Izzy: I have adult chocolate milk.
Elsa: And I have a show that is currently… you know, on the air.
Izzy: Oh. Well, now you have a show AND alcohol.
Elsa: So nice of you to join me during OUR show.
Izzy: You’re welcome.
Izzy: Wanna sip?
Elsa: IZZY! That has alcohol in it and we are doing a show right now…
Izzy: I meant to say “We shouldn’t be drinking right now.”
Elsa: I’m sure you did. You missed the last look which was angelic, but at least you’re here now, albeit drunk.
Izzy: Not yet, but give me time.
Elsa: Do you have time to look at this lovely outfit?
Izzy: I can see it clearly through the bottom of my glass.
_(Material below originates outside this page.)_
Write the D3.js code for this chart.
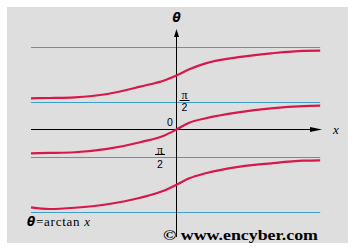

Fill’er up.
Elsa: It’s so much fun to see a Frenchie in a French designer.
Izzy: You really can’t have a French-themed show without champagne. I’ll be right back.
Elsa: I’m not really sure that you should be credited for this show since you haven’t been here for most of it.
Izzy:
Elsa: Anyway, this beautiful sweater is everything with the Chanel logo and the beautiful matching quilted handbag.
Izzy: I’m back and I’m here to tell you, this show is a lot more fun to do while drinking.
Elsa: You almost missed this spunky little Chanel.
Izzy: And you’re missing this spunky little … umm… what was I saying?
Izzy: Either I’m already drunk or that dog looks like a cat.
Elsa: That is a cat.
Izzy: Wheewww…
Elsa: And a lovely cat at that. This little lovey is twinning with the stunning Cara Delevingene … and holding her own, I might add.
Izzy: That’s a lot of stripes and when you’re tipsy, it’s kinda hard to focus your eyes.
Elsa: So I can’t count on you to weigh in on the Who Wore it Best?
Izzy: I didn’t say I wouldn’t give my opinion. I just said that I can’t see straight. Two different things.
Elsa: Well, I’ll start. I think good fashion is good fashion and both of them look amazing.
Izzy: I think that the little skunk with the hat wins.
Elsa: Are you sure you’re just having champagne and Irish cream?
Izzy: And some brownies.
Elsa: Oh. Brownies.
Izzy: Yep. Mmmmm… Brownies.
Elsa: Maybe you shouldn’t have drive home.
Elsa: Stay fabulous, Fashionistas!
Izzy: Shtaap fabulus, Hashinistas…. or something like that.